** Start of Input material **
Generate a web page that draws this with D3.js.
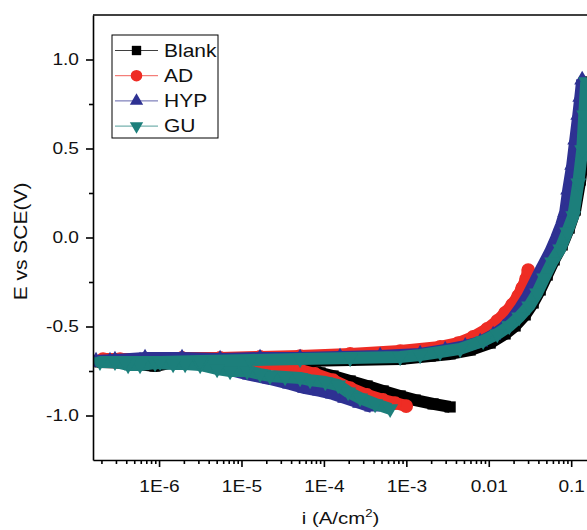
<!DOCTYPE html>
<html>
<head>
<meta charset="utf-8">
<script src="https://cdn.jsdelivr.net/npm/d3@7.9.0/dist/d3.min.js"></script>
<style>
  body { margin: 0; background: #fff; }
  svg { display: block; font-family: "Liberation Sans", Arial, sans-serif; }
</style>
</head>
<body>
<svg id="chart" width="587" height="530"></svg>
<script>
// series (i in A/cm2, E in V vs SCE), in scan order
const seriesNames = ['Blank', 'AD', 'HYP', 'GU'];
const seriesColors = ['#000000', '#ee2c24', '#2e3192', '#1c7f7b'];

const blankI = [3.40e-3, 2.11e-3, 1.28e-3, 8.41e-4, 5.23e-4, 3.34e-4, 2.08e-4, 1.29e-4, 8.99e-5, 6.80e-5, 4.47e-5, 2.94e-5, 1.68e-5, 7.27e-6, 3.15e-6, 1.36e-6, 8.94e-7, 4.45e-7, 1.92e-7,
  4.45e-7, 1.36e-6, 4.16e-6, 1.27e-5, 5.14e-5, 2.08e-4, 8.41e-4, 1.95e-3, 3.40e-3, 5.94e-3, 0.0104, 0.0158, 0.0209, 0.0277, 0.0346, 0.0421, 0.0512, 0.0622, 0.0778, 0.0946, 0.112, 0.129, 0.144, 0.152, 0.161];
const blankE = [-0.952, -0.935, -0.913, -0.890, -0.862, -0.834, -0.806, -0.778, -0.761, -0.739, -0.722, -0.711, -0.705, -0.705, -0.705, -0.705, -0.722, -0.705, -0.699,
  -0.699, -0.699, -0.699, -0.694, -0.694, -0.688, -0.683, -0.666, -0.654, -0.632, -0.593, -0.542, -0.497, -0.435, -0.368, -0.295, -0.211, -0.126, -0.042, 0.053, 0.154, 0.323, 0.503, 0.688, 0.874];

const adI = [9.95e-4, 7.31e-4, 5.23e-4, 3.34e-4, 2.08e-4, 1.29e-4, 7.82e-5, 5.14e-5, 3.38e-5, 1.93e-5, 9.62e-6, 4.79e-6, 2.38e-6, 1.03e-6, 4.45e-7, 2.09e-7,
  3.36e-7, 7.78e-7, 1.90e-6, 5.50e-6, 1.68e-5, 5.14e-5, 2.08e-4, 8.41e-4, 2.57e-3, 4.26e-3, 6.47e-3, 9.57e-3, 0.0127, 0.0158, 0.0192, 0.0227, 0.0254, 0.0284, 0.0301];
const adE = [-0.947, -0.930, -0.913, -0.885, -0.846, -0.801, -0.767, -0.744, -0.722, -0.711, -0.705, -0.699, -0.694, -0.694, -0.688, -0.683,
  -0.683, -0.683, -0.677, -0.677, -0.671, -0.666, -0.654, -0.638, -0.615, -0.593, -0.559, -0.514, -0.469, -0.424, -0.379, -0.329, -0.284, -0.233, -0.183];

const hypI = [3.85e-4, 2.75e-4, 1.81e-4, 1.29e-4, 8.99e-5, 5.92e-5, 3.89e-5, 2.22e-5, 1.27e-5, 7.27e-6, 4.16e-6, 2.38e-6, 1.36e-6, 5.88e-7, 2.54e-7, 1.72e-7,
  2.92e-7, 6.76e-7, 1.90e-6, 5.50e-6, 1.68e-5, 5.14e-5, 1.57e-4, 4.81e-4, 1.47e-3, 2.96e-3, 5.18e-3,
  7.87e-3, 0.0113, 0.0150, 0.0192, 0.0240, 0.0292, 0.0356, 0.0445, 0.0556, 0.0658, 0.0757, 0.0846, 0.0920, 0.103, 0.112, 0.122, 0.129, 0.136];
const hypE = [-0.952, -0.930, -0.902, -0.879, -0.862, -0.846, -0.823, -0.795, -0.772, -0.744, -0.722, -0.705, -0.699, -0.694, -0.694, -0.694,
  -0.688, -0.677, -0.677, -0.683, -0.677, -0.677, -0.671, -0.666, -0.654, -0.632, -0.610,
  -0.587, -0.548, -0.508, -0.458, -0.396, -0.334, -0.256, -0.166, -0.081, -0.003, 0.070, 0.143, 0.267, 0.407, 0.548, 0.688, 0.789, 0.885];

const guI = [6.36e-4, 4.18e-4, 2.75e-4, 1.97e-4, 1.49e-4, 1.04e-4, 6.80e-5, 5.14e-5, 3.38e-5, 2.22e-5, 1.68e-5, 1.17e-5, 7.27e-6, 5.06e-6, 3.15e-6, 2.07e-6, 1.48e-6, 8.94e-7, 5.88e-7, 4.21e-7, 2.92e-7, 1.92e-7,
  3.86e-7, 1.03e-6, 3.15e-6, 1.27e-5, 5.14e-5, 2.08e-4, 8.41e-4, 1.47e-3, 2.57e-3, 4.50e-3, 8.55e-3, 0.0127, 0.0177, 0.0234, 0.0309, 0.0386, 0.0470, 0.0587, 0.0736, 0.0893, 0.106, 0.122, 0.136, 0.144, 0.152];
const guE = [-0.963, -0.935, -0.902, -0.868, -0.829, -0.812, -0.801, -0.789, -0.784, -0.778, -0.767, -0.750, -0.750, -0.739, -0.716, -0.711, -0.711, -0.705, -0.716, -0.716, -0.699, -0.699,
  -0.699, -0.699, -0.694, -0.688, -0.683, -0.677, -0.671, -0.660, -0.643, -0.626, -0.581, -0.542, -0.497, -0.447, -0.385, -0.312, -0.228, -0.138, -0.065, 0.031, 0.121, 0.306, 0.492, 0.688, 0.874];

// axes
const xTickValues = [1e-6, 1e-5, 1e-4, 1e-3, 0.01, 0.1];
const xTickLabels = ['1E-6', '1E-5', '1E-4', '1E-3', '0.01', '0.1'];
const yTickValues = [-1, -0.5, 0, 0.5, 1];
const yTickLabels = ['-1.0', '-0.5', '0.0', '0.5', '1.0'];
const yMinorValues = [-0.75, -0.25, 0.25, 0.75];

const svg = d3.select('#chart');
const plotL = 93, plotR = 596, plotT = 15, plotB = 460;
const stretch = 1.16; // text in the picture is a little wide

const x = d3.scaleLog().domain([1.58e-7, 0.2]).range([plotL, plotR]);
const y = d3.scaleLinear().domain([-1.25, 1.25]).range([plotB, plotT]);

// minor x ticks 2..9 per decade inside the domain
let xMinor = [];
for (let p = -7; p <= -1; p++) {
  for (let m = 2; m <= 9; m++) {
    let v = m * Math.pow(10, p);
    if (v > 1.58e-7 && v < 0.2) xMinor.push(v);
  }
}

svg.append('clipPath').attr('id', 'plotclip')
  .append('rect').attr('x', plotL).attr('y', plotT)
  .attr('width', plotR - plotL).attr('height', plotB - plotT);

const series = [
  { name: 'Blank', iv: blankI, ev: blankE, shape: d3.symbolSquare, size: 125, rot: 0 },
  { name: 'AD', iv: adI, ev: adE, shape: d3.symbolCircle, size: 150, rot: 0 },
  { name: 'HYP', iv: hypI, ev: hypE, shape: d3.symbolTriangle, size: 110, rot: 0 },
  { name: 'GU', iv: guI, ev: guE, shape: d3.symbolTriangle, size: 110, rot: 180 }
];

const line = d3.line()
  .x((d) => x(d[0]))
  .y((d) => y(d[1]));

const plot = svg.append('g').attr('clip-path', 'url(#plotclip)');

series.forEach((s, idx) => {
  let pts = s.iv.map((v, k) => [v, s.ev[k]]);
  let color = seriesColors[idx];
  let g = plot.append('g');
  g.append('path')
    .datum(pts)
    .attr('d', line)
    .attr('fill', 'none')
    .attr('stroke', color)
    .attr('stroke-width', 12)
    .attr('stroke-linejoin', 'round');
  g.selectAll('path.mk')
    .data(pts)
    .join('path')
    .attr('class', 'mk')
    .attr('d', d3.symbol().type(s.shape).size(s.size))
    .attr('transform', (d) => `translate(${x(d[0])},${y(d[1])}) rotate(${s.rot})`)
    .attr('fill', color);
});

// frame
svg.append('line')
  .attr('x1', plotL).attr('x2', plotR).attr('y1', plotT).attr('y2', plotT)
  .attr('stroke', '#000').attr('stroke-width', 1.6);
svg.append('line')
  .attr('x1', plotR).attr('x2', plotR).attr('y1', plotT).attr('y2', plotB)
  .attr('stroke', '#000').attr('stroke-width', 1.6);

// x axis
svg.append('g')
  .attr('transform', `translate(0,${plotB})`)
  .call(d3.axisBottom(x).tickValues(xTickValues)
    .tickFormat((d, k) => xTickLabels[k])
    .tickSize(7).tickSizeOuter(0).tickPadding(13))
  .call((g) => g.selectAll('.tick text').attr('transform', `scale(${stretch},1)`));
svg.append('g')
  .attr('transform', `translate(0,${plotB})`)
  .call(d3.axisBottom(x).tickValues(xMinor).tickFormat('').tickSize(4))
  .call((g) => g.select('.domain').remove());

// y axis
svg.append('g')
  .attr('transform', `translate(${plotL},0)`)
  .call(d3.axisLeft(y).tickValues(yTickValues)
    .tickFormat((d, k) => yTickLabels[k])
    .tickSize(7).tickSizeOuter(0).tickPadding(7))
  .call((g) => g.selectAll('.tick text')
    .attr('x', -14 / stretch)
    .attr('transform', `scale(${stretch},1)`));
svg.append('g')
  .attr('transform', `translate(${plotL},0)`)
  .call(d3.axisLeft(y).tickValues(yMinorValues).tickFormat('').tickSize(4))
  .call((g) => g.select('.domain').remove());

svg.selectAll('.domain, .tick line')
  .attr('stroke', '#000').attr('stroke-width', 1.6);
svg.selectAll('.tick text')
  .attr('font-size', 16.5).attr('fill', '#111')
  .attr('font-family', '"Liberation Sans", Arial, sans-serif');

// axis titles
const xTitle = svg.append('text')
  .attr('transform', `translate(${(plotL + plotR) / 2 - 4},524) scale(1.2,1)`)
  .attr('text-anchor', 'middle')
  .attr('font-size', 17).attr('fill', '#111');
xTitle.append('tspan').text('i (A/cm');
xTitle.append('tspan').text('2').attr('font-size', 11).attr('dy', -7);
xTitle.append('tspan').text(')').attr('dy', 7);

svg.append('text')
  .attr('transform', `translate(27,${(plotT + plotB) / 2 + 4}) rotate(-90) scale(1.2,1)`)
  .attr('text-anchor', 'middle')
  .attr('font-size', 17.5).attr('fill', '#111')
  .text('E vs SCE(V)');

// legend
const legend = svg.append('g');
legend.append('rect')
  .attr('x', 112).attr('y', 35).attr('width', 106).attr('height', 103)
  .attr('fill', '#fff').attr('stroke', '#000').attr('stroke-width', 1);

series.forEach((s, idx) => {
  let ly = 50.5 + idx * 25.2;
  let color = seriesColors[idx];
  legend.append('line')
    .attr('x1', 115).attr('x2', 158).attr('y1', ly).attr('y2', ly)
    .attr('stroke', color).attr('stroke-width', 1).attr('opacity', 0.75);
  legend.append('path')
    .attr('d', d3.symbol().type(s.shape).size(s.size * 0.7)())
    .attr('transform', `translate(136.5,${ly}) rotate(${s.rot})`)
    .attr('fill', color);
  legend.append('text')
    .attr('transform', `translate(164,${ly}) scale(1.2,1)`)
    .attr('dy', '0.36em')
    .attr('font-size', 17.5).attr('fill', '#111')
    .text(s.name);
});
</script>
</body>
</html>
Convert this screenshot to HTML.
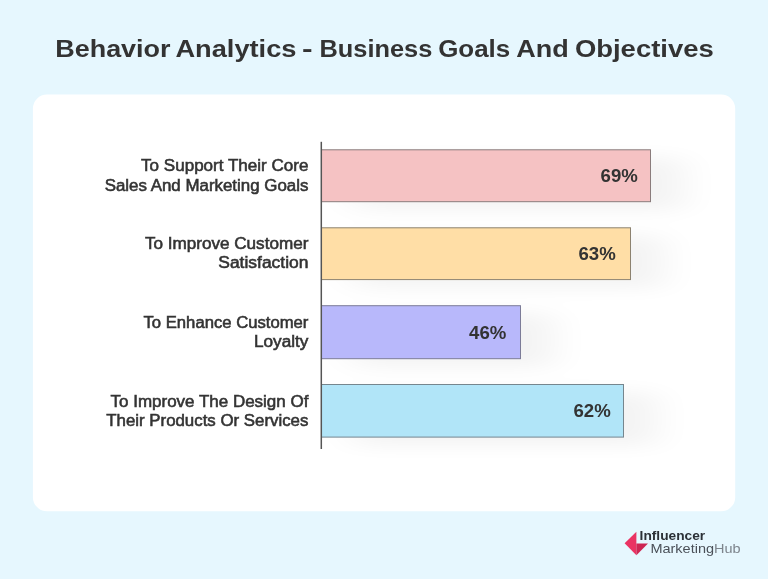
<!DOCTYPE html>
<html lang="en">
<head>
<meta charset="utf-8">
<title>Behavior Analytics - Business Goals And Objectives</title>
<style>
  html, body { margin: 0; padding: 0; }
  body { width: 768px; height: 579px; overflow: hidden; background: #e6f7fe; }
  svg { display: block; }
  text { font-family: "Liberation Sans", sans-serif; fill: #333333; }
  .title { font-weight: bold; font-size: 24.7px; }
  .lbl { font-size: 15.8px; text-anchor: end; stroke: #333333; stroke-width: 0.55px; }
  .pct { font-weight: bold; font-size: 17.5px; }
</style>
</head>
<body>
<svg width="768" height="579" viewBox="0 0 768 579">
  <defs>
    <filter id="sh" x="-20%" y="-20%" width="160%" height="150%">
      <feGaussianBlur in="SourceAlpha" stdDeviation="20 9"/>
      <feOffset dx="32" dy="8" result="b"/>
      <feComponentTransfer><feFuncA type="linear" slope="0.05"/></feComponentTransfer>
      <feMerge><feMergeNode/><feMergeNode in="SourceGraphic"/></feMerge>
    </filter>
  </defs>
  <rect x="0" y="0" width="768" height="579" fill="#e6f7fe"/>
  <g opacity="0.999">
  <rect x="32.9" y="94.6" width="702.3" height="416.6" rx="14" ry="14" fill="#ffffff"/>

  <text class="title" y="57.2"><tspan x="55.2" textLength="115.4" lengthAdjust="spacingAndGlyphs">Behavior</tspan> <tspan x="175.4" textLength="121.1" lengthAdjust="spacingAndGlyphs">Analytics</tspan> <tspan x="302.0" textLength="10.6" lengthAdjust="spacingAndGlyphs">-</tspan> <tspan x="319.5" textLength="112.8" lengthAdjust="spacingAndGlyphs">Business</tspan> <tspan x="438.2" textLength="72.0" lengthAdjust="spacingAndGlyphs">Goals</tspan> <tspan x="516.3" textLength="52.5" lengthAdjust="spacingAndGlyphs">And</tspan> <tspan x="574.9" textLength="138.8" lengthAdjust="spacingAndGlyphs">Objectives</tspan></text>

  <!-- bars -->
  <g filter="url(#sh)">
    <rect x="321.5" y="149.8" width="329" height="51.9" fill="#f5c2c3" stroke="#8a7c7c" stroke-width="1"/>
    <rect x="321.5" y="227.8" width="309" height="51.8" fill="#ffdea6" stroke="#8c8270" stroke-width="1"/>
    <rect x="321.5" y="305.7" width="199" height="53" fill="#b8b8fb" stroke="#7c7c98" stroke-width="1"/>
    <rect x="321.5" y="384.5" width="302" height="52.6" fill="#b1e5f8" stroke="#76868e" stroke-width="1"/>
  </g>
  <!-- axis -->
  <rect x="320.55" y="141.8" width="1.5" height="307.2" fill="#555555"/>

  <!-- labels -->
  <text class="lbl" x="308.4" y="171.1" textLength="167.3" lengthAdjust="spacingAndGlyphs">To Support Their Core</text>
  <text class="lbl" x="308.4" y="190.5" textLength="203.7" lengthAdjust="spacingAndGlyphs">Sales And Marketing Goals</text>
  <text class="lbl" x="308.4" y="248.8" textLength="163.5" lengthAdjust="spacingAndGlyphs">To Improve Customer</text>
  <text class="lbl" x="308.4" y="268.1" textLength="90.1" lengthAdjust="spacingAndGlyphs">Satisfaction</text>
  <text class="lbl" x="308.4" y="327.6" textLength="164.9" lengthAdjust="spacingAndGlyphs">To Enhance Customer</text>
  <text class="lbl" x="308.4" y="346.7" textLength="54.4" lengthAdjust="spacingAndGlyphs">Loyalty</text>
  <text class="lbl" x="308.4" y="406.6" textLength="197.8" lengthAdjust="spacingAndGlyphs">To Improve The Design Of</text>
  <text class="lbl" x="308.4" y="425.5" textLength="202.15" lengthAdjust="spacingAndGlyphs">Their Products Or Services</text>

  <!-- percentages -->
  <text class="pct" x="600.6" y="182.1" textLength="37.3" lengthAdjust="spacingAndGlyphs">69%</text>
  <text class="pct" x="578.5" y="260.3" textLength="37.3" lengthAdjust="spacingAndGlyphs">63%</text>
  <text class="pct" x="469.1" y="338.6" textLength="37.3" lengthAdjust="spacingAndGlyphs">46%</text>
  <text class="pct" x="573.5" y="417.3" textLength="37.3" lengthAdjust="spacingAndGlyphs">62%</text>

  <!-- logo -->
  <g>
    <polygon points="624.6,543.3 636.4,531.8 636.4,555.2" fill="#ea3363"/>
    <polygon points="636.4,543.5 648,543.5 636.4,555.2" fill="#cd2653"/>
    <text x="639.6" y="539.7" font-weight="bold" font-size="13" textLength="65.6" lengthAdjust="spacingAndGlyphs" style="fill:#2b3036">Influencer</text>
    <text x="650.4" y="552.5" font-size="13.1" textLength="90.2" lengthAdjust="spacingAndGlyphs" style="fill:#4a5058">Marketing<tspan style="fill:#7d848c">Hub</tspan></text>
  </g>
  </g>
</svg>
</body>
</html>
** End of Input material **
Please transcribe, word for word, every line from the first line of the records above through the line containing "['#000000', '#ee2c24', '#2e3192', '#1c7f7b'];", and leave out any pictures.

> Solved problem:
Generate a web page that draws this with D3.js.
<!DOCTYPE html>
<html>
<head>
<meta charset="utf-8">
<script src="https://cdn.jsdelivr.net/npm/d3@7.9.0/dist/d3.min.js"></script>
<style>
  body { margin: 0; background: #fff; }
  svg { display: block; font-family: "Liberation Sans", Arial, sans-serif; }
</style>
</head>
<body>
<svg id="chart" width="587" height="530"></svg>
<script>
// series (i in A/cm2, E in V vs SCE), in scan order
const seriesNames = ['Blank', 'AD', 'HYP', 'GU'];
const seriesColors = ['#000000', '#ee2c24', '#2e3192', '#1c7f7b'];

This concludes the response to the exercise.